I graduated from two orthodox Jewish schools in New York: Yeshiva of Eastern Parkway (in Brooklyn) and Rabbi Jacob Joseph High School (in Manhattan).
I have brought to the Jewish Agency representative in Budapest the following documents:
- My mother’s Hungarian birth certificate showing the designation “Izr” (“Israelite,” in Hungarian abbreviation);
- My parents’ marriage certificate;
- My diplomas from the Yeshiva of Eastern Parkway and Rabbi Jacob Joseph High School;
- A photo album of my Bar Mitzvah;
- Pictures of my mother’s gravesite showing her name and date of death, in Hebrew.
For reasons only Kafka might understand, I have not received any notification from the Jewish Agency that my application is acceptable. Actually, I have received no response at all, neither acceptance nor rejection.
I am climbing the hill to the Castle. As Wikipedia says, “The Castle is a 1926 novel by Franz Kafka. In it a protagonist known only as ‘K.’ arrives in a village and struggles to gain access to the mysterious authorities who govern it from a castle supposedly owned by Count Westwest.

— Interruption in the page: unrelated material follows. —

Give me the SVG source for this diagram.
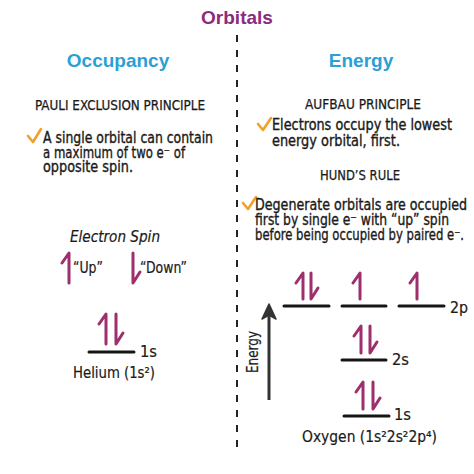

Kafka died before he could finish the work, but suggested it would end with K. dying in the village, the castle notifying him on his death bed that his ‘legal claim to live in the village was not valid, yet, taking certain auxiliary circumstances into account, he was permitted to live and work there.’ Dark and at times surreal, The Castle is often understood to be about alienation, unresponsive bureaucracy, the frustration of trying to conduct business with non-transparent, seemingly arbitrary controlling systems, and the futile pursuit of an unobtainable goal.”